To better understand the scatter plot of global game sales, I present a table of the top 10 best-selling games.
video_games %>%
arrange(desc(Global_Sales)) %>%
select(Rank, Name, Platform, Genre, Global_Sales) %>%
head(10)
## Rank Name Platform Genre Global_Sales
## 1 1 Wii Sports Wii Sports 82.74
## 2 2 Super Mario Bros. NES Platform 40.24
## 3 3 Mario Kart Wii Wii Racing 35.82
## 4 4 Wii Sports Resort Wii Sports 33.00
## 5 5 Pokemon Red/Pokemon Blue GB Role-Playing 31.37
## 6 6 Tetris GB Puzzle 30.26
## 7 7 New Super Mario Bros. DS Platform 30.01
## 8 8 Wii Play Wii Misc 29.02
## 9 9 New Super Mario Bros.

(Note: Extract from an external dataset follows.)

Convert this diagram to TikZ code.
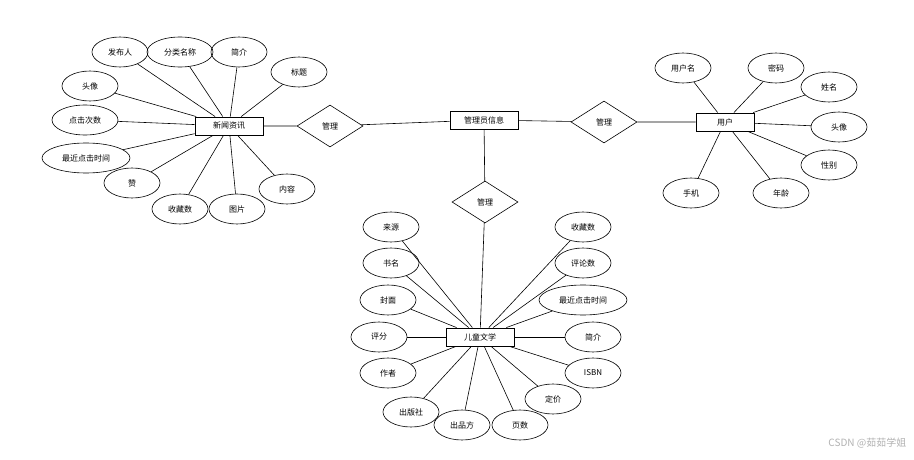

Wii Wii Platform 28.62
## 10 10 Duck Hunt NES Shooter 28.31
The highest-selling video game is Wii Sports, with 82.74 million copies sold. More than double the sales of the second-best game, Super Mario Bros. (40.24 million copies sold). This confirms that Wii Sports is the outlier observed in the scatter plot.
To better understand the distribution of video game sales, I plotted a histogram using a logarithmic scale to adjust for the skewed nature of the data.
ggplot(video_games, aes(x = Global_Sales)) +
geom_histogram(binwidth = 1, fill = "blue", color = "black", alpha = 0.7) +
scale_x_log10() +
labs(title = "Distribution of Global Video Game Sales",
x = "Global Sales (millions, log scale)", y = "Count") +
theme_minimal()
The histogram confirms that most video games sell fewer than 1 million copies, while only a handful exceed 10 million. The log transformation makes it easier to see the distribution, highlighting the extreme sales disparity between low-selling and blockbuster games.
These findings suggest that selecting the right market, genre, and platform is critical. A poorly positioned game could easily be lost in the vast number of low-selling titles.